* _WHAT YOU HAVE TO DO_
Repeat, exactly and in full, the lines of the listing below, but without any pictures.

* _COLLECTED DATA_
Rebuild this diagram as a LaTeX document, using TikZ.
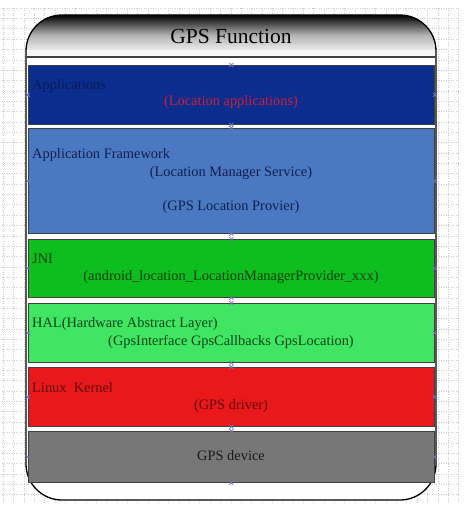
\documentclass[tikz,border=0pt]{standalone}
\usepackage{fontspec}
\setmainfont{Liberation Serif}
\begin{document}
\begin{tikzpicture}[x=1pt,y=-1pt,
  layer/.style={draw=black!75, line width=0.8pt, minimum width=406pt, anchor=north west, inner sep=0pt},
  lbl/.style={font=\fontsize{14.4}{16}\selectfont, anchor=west, inner sep=0pt},
  sub/.style={font=\fontsize{14.4}{16}\selectfont, inner sep=0pt},
  handle/.style={draw=blue!35!gray!80, line width=0.7pt}
]
\useasboundingbox (0,0) rectangle (474,505);
\fill[white] (0,0) rectangle (474,505);
% grid
\foreach \i in {0,...,44} {\draw[gray!40, dotted, line width=0.4pt] (3+10.35*\i,8) -- (3+10.35*\i,505);}
\foreach \j in {0,...,47} {\draw[gray!40, dotted, line width=0.4pt] (2,8+10.35*\j) -- (460,8+10.35*\j);}
% outer box
\begin{scope}
\clip[rounded corners=36pt] (26,15) rectangle (436,500);
\fill[white] (26,15) rectangle (436,500);
\shade[top color=black, bottom color=white, middle color=gray!60] (26,15) rectangle (436,55);
\fill[white!93!gray] (26,50) rectangle (436,57);
\end{scope}
\draw[black, line width=1.3pt, rounded corners=36pt] (26,15) rectangle (436,500);
\draw[black!75, line width=2pt] (26,57) -- (436,57);
\node[font=\fontsize{21.5}{24}\selectfont] (title) at (231,36) {GPS Function};
% layers
\node[layer, fill={rgb,255:red,11;green,46;blue,142}, minimum height=59pt] (app) at (28,65) {};
\node[layer, fill={rgb,255:red,74;green,121;blue,194}, minimum height=105pt] (fw) at (28,128) {};
\node[layer, fill={rgb,255:red,13;green,190;blue,30}, minimum height=58pt] (jni) at (28,239) {};
\node[layer, fill={rgb,255:red,64;green,229;blue,98}, minimum height=59pt] (hal) at (28,303) {};
\node[layer, fill={rgb,255:red,232;green,24;blue,27}, minimum height=59pt] (lk) at (28,367) {};
\node[layer, fill={rgb,255:red,119;green,119;blue,119}, minimum height=51pt] (dev) at (28,431) {};
% texts
\node[lbl, text={rgb,255:red,10;green,25;blue,90}] (appl) at (32,86) {Applications};
\node[sub, text={rgb,255:red,200;green,30;blue,60}] (apps) at (231,102) {(Location applications)};
\node[lbl, text={rgb,255:red,16;green,32;blue,80}] (fwl) at (32,155) {Application Framework};
\node[sub, text={rgb,255:red,16;green,32;blue,80}] (fws1) at (231,173) {(Location Manager Service)};
\node[sub, text={rgb,255:red,16;green,32;blue,80}] (fws2) at (231,207) {(GPS Location Provier)};
\node[lbl, text={rgb,255:red,10;green,64;blue,16}] (jnil) at (32,259) {JNI};
\node[sub, text={rgb,255:red,10;green,64;blue,16}] (jnis) at (231,277) {(android\_location\_LocationManagerProvider\_xxx)};
\node[lbl, text={rgb,255:red,10;green,70;blue,26}] (hall) at (32,324) {HAL(Hardware Abstract Layer)};
\node[sub, text={rgb,255:red,10;green,70;blue,26}] (hals) at (231,342) {(GpsInterface GpsCallbacks GpsLocation)};
\node[lbl, text={rgb,255:red,100;green,10;blue,10}] (lkl) at (32,388) {Linux\ \ Kernel};
\node[sub, text={rgb,255:red,100;green,10;blue,10}] (lks) at (231,406) {(GPS driver)};
\node[sub, text={rgb,255:red,26;green,26;blue,26}] (devs) at (231,456) {GPS device};
% selection handles
\foreach \n in {app,fw,jni,hal,lk,dev} {
  \foreach \a in {north,south,east,west} {
    \draw[handle] ([shift={(-2pt,-2pt)}]\n.\a) -- ([shift={(2pt,2pt)}]\n.\a);
    \draw[handle] ([shift={(-2pt,2pt)}]\n.\a) -- ([shift={(2pt,-2pt)}]\n.\a);
  }
}
\end{tikzpicture}
\end{document}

* _SOLVED EXERCISE_
Rebuild this diagram as a LaTeX document, using TikZ.
\documentclass[tikz,border=0pt]{standalone}
\usepackage{fontspec}
\setmainfont{Liberation Serif}
\begin{document}
\begin{tikzpicture}[x=1pt,y=-1pt,
  layer/.style={draw=black!75, line width=0.8pt, minimum width=406pt, anchor=north west, inner sep=0pt},
  lbl/.style={font=\fontsize{14.4}{16}\selectfont, anchor=west, inner sep=0pt},
  sub/.style={font=\fontsize{14.4}{16}\selectfont, inner sep=0pt},
  handle/.style={draw=blue!35!gray!80, line width=0.7pt}
]
\useasboundingbox (0,0) rectangle (474,505);
\fill[white] (0,0) rectangle (474,505);
% grid
\foreach \i in {0,...,44} {\draw[gray!40, dotted, line width=0.4pt] (3+10.35*\i,8) -- (3+10.35*\i,505);}
\foreach \j in {0,...,47} {\draw[gray!40, dotted, line width=0.4pt] (2,8+10.35*\j) -- (460,8+10.35*\j);}
% outer box
\begin{scope}
\clip[rounded corners=36pt] (26,15) rectangle (436,500);
\fill[white] (26,15) rectangle (436,500);
\shade[top color=black, bottom color=white, middle color=gray!60] (26,15) rectangle (436,55);
\fill[white!93!gray] (26,50) rectangle (436,57);
\end{scope}
\draw[black, line width=1.3pt, rounded corners=36pt] (26,15) rectangle (436,500);
\draw[black!75, line width=2pt] (26,57) -- (436,57);
\node[font=\fontsize{21.5}{24}\selectfont] (title) at (231,36) {GPS Function};
% layers
\node[layer, fill={rgb,255:red,11;green,46;blue,142}, minimum height=59pt] (app) at (28,65) {};
\node[layer, fill={rgb,255:red,74;green,121;blue,194}, minimum height=105pt] (fw) at (28,128) {};
\node[layer, fill={rgb,255:red,13;green,190;blue,30}, minimum height=58pt] (jni) at (28,239) {};
\node[layer, fill={rgb,255:red,64;green,229;blue,98}, minimum height=59pt] (hal) at (28,303) {};
\node[layer, fill={rgb,255:red,232;green,24;blue,27}, minimum height=59pt] (lk) at (28,367) {};
\node[layer, fill={rgb,255:red,119;green,119;blue,119}, minimum height=51pt] (dev) at (28,431) {};
% texts
\node[lbl, text={rgb,255:red,10;green,25;blue,90}] (appl) at (32,86) {Applications};
\node[sub, text={rgb,255:red,200;green,30;blue,60}] (apps) at (231,102) {(Location applications)};
\node[lbl, text={rgb,255:red,16;green,32;blue,80}] (fwl) at (32,155) {Application Framework};
\node[sub, text={rgb,255:red,16;green,32;blue,80}] (fws1) at (231,173) {(Location Manager Service)};
\node[sub, text={rgb,255:red,16;green,32;blue,80}] (fws2) at (231,207) {(GPS Location Provier)};
\node[lbl, text={rgb,255:red,10;green,64;blue,16}] (jnil) at (32,259) {JNI};
\node[sub, text={rgb,255:red,10;green,64;blue,16}] (jnis) at (231,277) {(android\_location\_LocationManagerProvider\_xxx)};
\node[lbl, text={rgb,255:red,10;green,70;blue,26}] (hall) at (32,324) {HAL(Hardware Abstract Layer)};
\node[sub, text={rgb,255:red,10;green,70;blue,26}] (hals) at (231,342) {(GpsInterface GpsCallbacks GpsLocation)};
\node[lbl, text={rgb,255:red,100;green,10;blue,10}] (lkl) at (32,388) {Linux\ \ Kernel};
\node[sub, text={rgb,255:red,100;green,10;blue,10}] (lks) at (231,406) {(GPS driver)};
\node[sub, text={rgb,255:red,26;green,26;blue,26}] (devs) at (231,456) {GPS device};
% selection handles
\foreach \n in {app,fw,jni,hal,lk,dev} {
  \foreach \a in {north,south,east,west} {
    \draw[handle] ([shift={(-2pt,-2pt)}]\n.\a) -- ([shift={(2pt,2pt)}]\n.\a);
    \draw[handle] ([shift={(-2pt,2pt)}]\n.\a) -- ([shift={(2pt,-2pt)}]\n.\a);
  }
}
\end{tikzpicture}
\end{document}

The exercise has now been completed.